- Written by: Gulzar
- Directed by: Gulzar
- Opening theme: Aaya Re Baba
- Original language: Hindi
- No. of episodes: 20

Production
- Cinematography: Soumendu Roy

Original release
- Network: DD National
- Release: 1991

= Potli Baba Ki =

Potli Baba Ki (literally Baba's Bag, can be inferred as Baba's Tales) (1991) is an Indian children's puppet television series aired in India in 1991 on Doordarshan. It featured various fairy tales in simple language and used to give good moral messages to children. The title song "Aaya Re Baba" was sung by Vinod Sehgal and composed by Hindustani the poet and lyricist Gulzar, who was also the co-producer, director and writer of the show.
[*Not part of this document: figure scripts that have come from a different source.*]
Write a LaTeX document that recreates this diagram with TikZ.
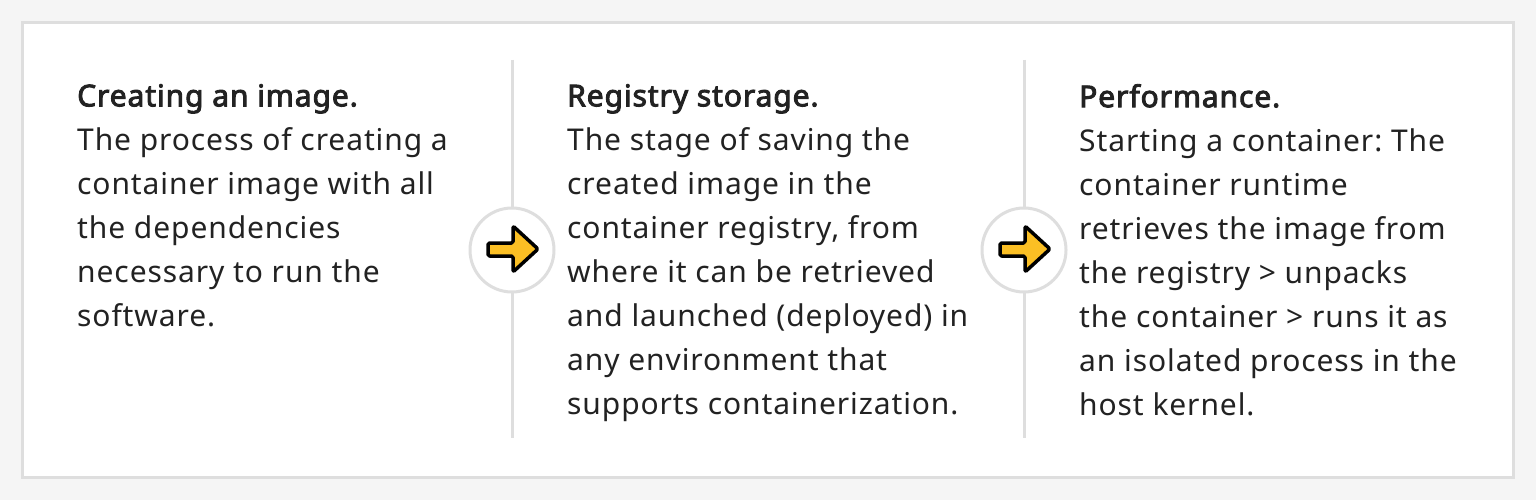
\documentclass[tikz,border=0pt]{standalone}
\usepackage{fontspec}
\setmainfont{Noto Sans}[LetterSpace=3, BoldFont={Noto Sans},
  BoldFeatures={FakeBold=3}]
\frenchspacing
\usetikzlibrary{positioning}

\definecolor{pagebg}{HTML}{F5F5F5}
\definecolor{cardline}{HTML}{DEDEDE}
\definecolor{ink}{HTML}{222222}
\definecolor{arrowfill}{HTML}{FBBF24}

\begin{document}
\begin{tikzpicture}[x=1pt, y=-1pt,
  stage/.style={anchor=north west, inner sep=0pt, align=left, text=ink,
    font=\fontsize{30}{44}\selectfont},
  stepring/.style={circle, draw=cardline, line width=3pt, fill=white,
    minimum size=84pt, inner sep=0pt},
  divider/.style={draw=cardline, line width=3pt},
  pointer/.style={fill=arrowfill, draw=black, line width=3.5pt,
    line join=round, rounded corners=1.5pt}]

  % Page and card
  \fill[pagebg] (0,0) rectangle (1536,500);
  \draw[cardline, line width=3pt, fill=white] (22.5,22.5) rectangle (1513.5,477.5);

  % Dividers
  \coordinate (d1top) at (512,60);
  \coordinate (d1bot) at (512,438);
  \coordinate (d2top) at (1024,60);
  \coordinate (d2bot) at (1024,438);
  \draw[divider] (d1top) -- (d1bot);
  \draw[divider] (d2top) -- (d2bot);

  % Step rings with arrows
  \foreach \name/\xx in {ring1/512, ring2/1024} {
    \node[stepring] (\name) at (\xx,250) {};
    \draw[pointer, shift={(\name.center)}]
      (-24,-7) -- (1,-7) -- (1,-24) -- (26,-1) -- (1,22) -- (1,6)
      -- (-24,6) -- cycle;
  }

  % Stages
  \node[stage] (create) at (77,84)
    {\textbf{Creating an image.}\\
     The process of creating a\\
     container image with all\\
     the dependencies\\
     necessary to run the\\
     software.};
  \node[stage] (registry) at (567,84)
    {\textbf{Registry storage.}\\
     The stage of saving the\\
     created image in the\\
     container registry, from\\
     where it can be retrieved\\
     and launched (deployed) in\\
     any environment that\\
     supports containerization.};
  \node[stage] (perform) at (1079,84)
    {\textbf{Performance.}\\
     Starting a container: The\\
     container runtime\\
     retrieves the image from\\
     the registry > unpacks\\
     the container > runs it as\\
     an isolated process in the\\
     host kernel.};
\end{tikzpicture}
\end{document}
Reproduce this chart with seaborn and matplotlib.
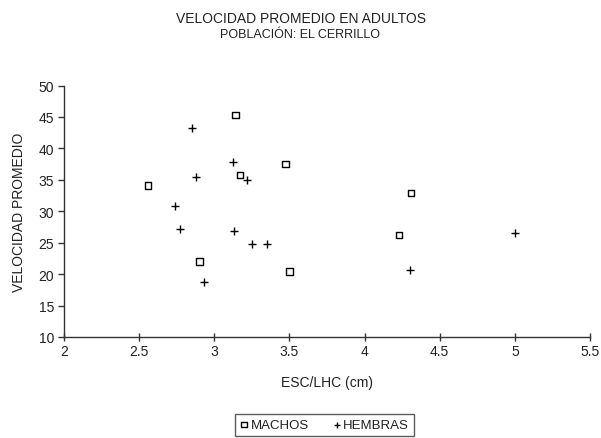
import matplotlib
matplotlib.use("Agg")
import matplotlib.pyplot as plt
import seaborn as sns
import pandas as pd

# ESC/LHC ratio and mean speed for adults, by sex
machos_x = [2.56, 2.90, 3.14, 3.17, 3.475, 3.50, 4.23, 4.31]
machos_y = [34.1, 22.0, 45.3, 35.8, 37.5, 20.4, 26.2, 32.9]

hembras_x = [2.85, 2.88, 2.74, 2.77, 2.93, 3.125, 3.22, 3.13, 3.25, 3.35, 4.30, 5.00]
hembras_y = [43.3, 35.5, 30.9, 27.2, 18.8, 37.9, 35.0, 26.8, 24.8, 24.8, 20.7, 26.6]

x_ticks = [2, 2.5, 3, 3.5, 4, 4.5, 5, 5.5]
y_ticks = [10, 15, 20, 25, 30, 35, 40, 45, 50]

machos = pd.DataFrame({"x": machos_x, "y": machos_y})
hembras = pd.DataFrame({"x": hembras_x, "y": hembras_y})

sns.set_theme(style="white")
plt.rcParams["font.family"] = ["Liberation Sans", "DejaVu Sans"]
ink = "#222222"

fig = plt.figure(figsize=(6.01, 4.39), dpi=100)
W, H = 601, 439
ax = fig.add_axes([64 / W, 1 - 338 / H, (590 - 64) / W, (338 - 86.5) / H])

sns.scatterplot(data=machos, x="x", y="y", ax=ax, marker="s", s=22,
                facecolor="none", edgecolor="black", linewidth=1.0,
                label="MACHOS")
sns.scatterplot(data=hembras, x="x", y="y", ax=ax, marker="+", s=30,
                color="black", linewidth=1.0, label="HEMBRAS")
for coll in ax.collections[:1]:
    coll.set_facecolor("none")
    coll.set_edgecolor("black")

ax.set_xlim(2, 5.5)
ax.set_ylim(10, 50)
ax.set_xticks(x_ticks)
ax.set_xticklabels([f"{t:g}" for t in x_ticks])
ax.set_yticks(y_ticks)
ax.set_yticklabels([str(t) for t in y_ticks])

for side in ("top", "right"):
    ax.spines[side].set_visible(False)
for side in ("left", "bottom"):
    ax.spines[side].set_color("#333333")
    ax.spines[side].set_linewidth(1.0)

ax.tick_params(axis="x", direction="inout", length=6, width=1, colors="#333333",
               labelcolor=ink, labelsize=10, pad=2, bottom=True)
ax.tick_params(axis="y", direction="out", length=4, width=1, colors="#333333",
               labelcolor=ink, labelsize=10, pad=3, left=True)

ax.set_xlabel("ESC/LHC (cm)", fontsize=10, color=ink, labelpad=12)
ax.set_ylabel("VELOCIDAD PROMEDIO", fontsize=10, color=ink, labelpad=9)

fig.text(300.5 / W, 1 - 19 / H, "VELOCIDAD PROMEDIO EN ADULTOS",
         ha="center", va="center", fontsize=10, color=ink)
fig.text(300.5 / W, 1 - 35 / H, "POBLACIÓN: EL CERRILLO",
         ha="center", va="center", fontsize=9, color=ink)

if ax.get_legend():
    ax.get_legend().remove()
handles, labels = ax.get_legend_handles_labels()
leg = fig.legend(handles, labels, loc="center", bbox_to_anchor=(324.5 / W, 1 - 426 / H),
                 ncol=2, frameon=True, fancybox=False, fontsize=9.5,
                 handlelength=0.6, handletextpad=0.2, columnspacing=1.8,
                 borderpad=0.4, markerscale=0.8)
leg.get_frame().set_edgecolor("#333333")
leg.get_frame().set_linewidth(1.0)
for t in leg.get_texts():
    t.set_color(ink)

fig.savefig("out.png", dpi=100)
The series has two parts: "Ali Baba and the Forty Thieves" (ten episodes) and "Aladdin and the Magic Lamp" (ten episodes).

== Synopsis ==
The series has a story-teller in the form of an old man called as 'Baba' — who in his 'Potli' has various stories. The old story-teller, Chhenu ki Jhunnu ka Baba, living in Ghungar village, collects stories and fables which his mother has left hidden under rocks. Baba's peculiarity is that is growing younger day-by-day and once he will find all the stories he will be a child.